A traditional method is to lightly tap along the wall surface, listening for a change in sound. A hollow sound indicates the empty space between the framing members, while a solid, muffled thud signals the presence of a stud directly beneath the surface. For a final check, particularly in older homes where spacing may be irregular, inspecting the baseboard or trim may reveal slight depressions or filled holes where the trim was nailed into the studs during installation.
Expanding the Definition: Studs in Other Contexts
While the term stud primarily refers to the vertical wood members in residential framing, the building industry utilizes alternative materials for wall construction in commercial and specialized applications. Light-gauge metal studs, typically formed from sheet steel, are often used in commercial buildings for their superior fire resistance and dimensional stability, as they do not warp or shrink like traditional lumber. However, these metal members are highly conductive and can increase heat loss through thermal bridging, making them less thermally efficient in exterior residential walls unless a thermal break is incorporated.

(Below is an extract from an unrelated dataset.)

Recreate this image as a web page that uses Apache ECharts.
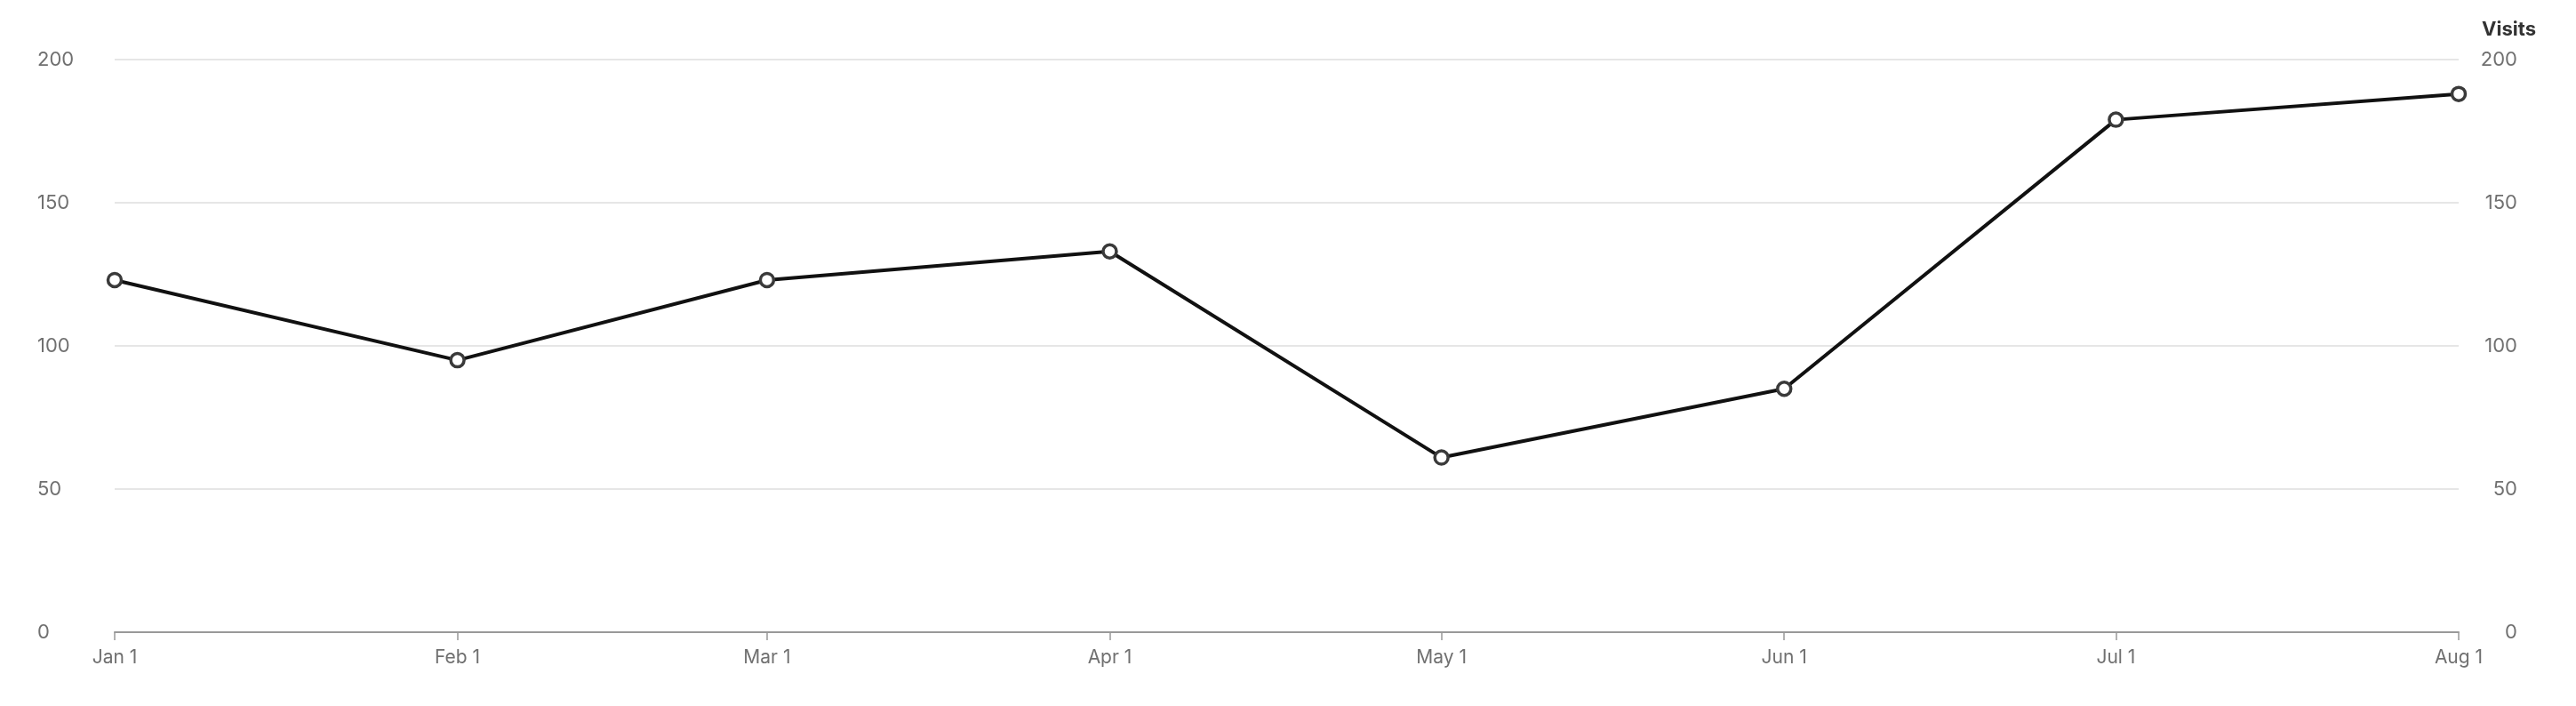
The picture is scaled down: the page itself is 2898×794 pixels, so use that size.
<!DOCTYPE html>
<html>
<head>
<meta charset="utf-8">
<script src="https://cdn.jsdelivr.net/npm/echarts@6/dist/echarts.min.js"></script>
<style>
html,body{margin:0;padding:0;background:#fff;}
#chart{width:2898px;height:794px;}
</style>
</head>
<body>
<div id="chart"></div>
<script>
const dates = ['2023-01-01','2023-02-01','2023-03-01','2023-04-01','2023-05-01','2023-06-01','2023-07-01','2023-08-01'];
const visits = [123, 95, 123, 133, 61, 85, 179, 188];
const yTicks = [0, 50, 100, 150, 200];
const monthNames = ['Jan','Feb','Mar','Apr','May','Jun','Jul','Aug','Sep','Oct','Nov','Dec'];
const axisName = 'Visits';

const seriesData = dates.map((d, i) => [d, visits[i]]);
const font = 'Inter, "Noto Sans", sans-serif';
const day = 86400000;

const chart = echarts.init(document.getElementById('chart'));
chart.setOption({
  animation: false,
  textStyle: { fontFamily: font },
  title: {
    text: axisName,
    right: 40,
    top: 17,
    textStyle: { fontFamily: font, fontSize: 22, fontWeight: 'bold', color: '#333' }
  },
  grid: { left: 129, right: 132, top: 67, bottom: 83, containLabel: false },
  xAxis: {
    type: 'time',
    min: dates[0],
    max: dates[dates.length - 1],
    minInterval: 28 * day,
    maxInterval: 31 * day,
    axisLine: { lineStyle: { color: '#999', width: 2 } },
    axisTick: { show: true, length: 9, lineStyle: { color: '#999', width: 1.5 } },
    splitLine: { show: false },
    axisLabel: {
      color: '#707070', fontSize: 21, fontFamily: font, margin: 18,
      formatter: v => { const d = new Date(v); return monthNames[d.getMonth()] + ' ' + d.getDate(); },
      showMinLabel: true, showMaxLabel: true
    }
  },
  yAxis: [
    {
      type: 'value', min: yTicks[0], max: yTicks[yTicks.length - 1], interval: 50,
      position: 'left',
      axisLine: { show: false }, axisTick: { show: false },
      splitLine: { lineStyle: { color: '#e6e6e6', width: 2 } },
      axisLabel: { color: '#707070', fontSize: 22, fontFamily: font, align: 'left', margin: 87 }
    },
    {
      type: 'value', min: yTicks[0], max: yTicks[yTicks.length - 1], interval: 50,
      position: 'right',
      axisLine: { show: false }, axisTick: { show: false },
      splitLine: { show: false },
      axisLabel: { color: '#707070', fontSize: 22, fontFamily: font, align: 'right', margin: 66 }
    }
  ],
  series: [{
    type: 'line',
    yAxisIndex: 0,
    data: seriesData,
    lineStyle: { color: '#111', width: 4 },
    symbol: 'circle',
    symbolSize: 15,
    showAllSymbol: true,
    itemStyle: { color: '#fff', borderColor: '#3a3a3a', borderWidth: 3.5 }
  }]
});
</script>
</body>
</html>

Engineered wood products, such as Laminated Veneer Lumber (LVL), also serve as high-strength alternatives, particularly when a straight, consistent, and high-load-bearing member is needed. LVL is created by bonding thin layers of wood veneer with adhesives under intense pressure and heat, resulting in a product that is stronger and more uniform than solid lumber. These engineered components are frequently used for headers and beams but can sometimes be employed as studs in specialized wall assemblies where additional strength is required.
The term stud also applies to a distinct type of fastener used widely in engineering and automotive fields. A stud bolt, or threaded stud, is a rod without a head that features external threading on both ends, or sometimes continuously along its entire length. These fasteners are commonly used in applications such as petrochemical flange connections, engine manifolds, and wheel assemblies, where they are secured by nuts on both sides to join components that are difficult to access from one side.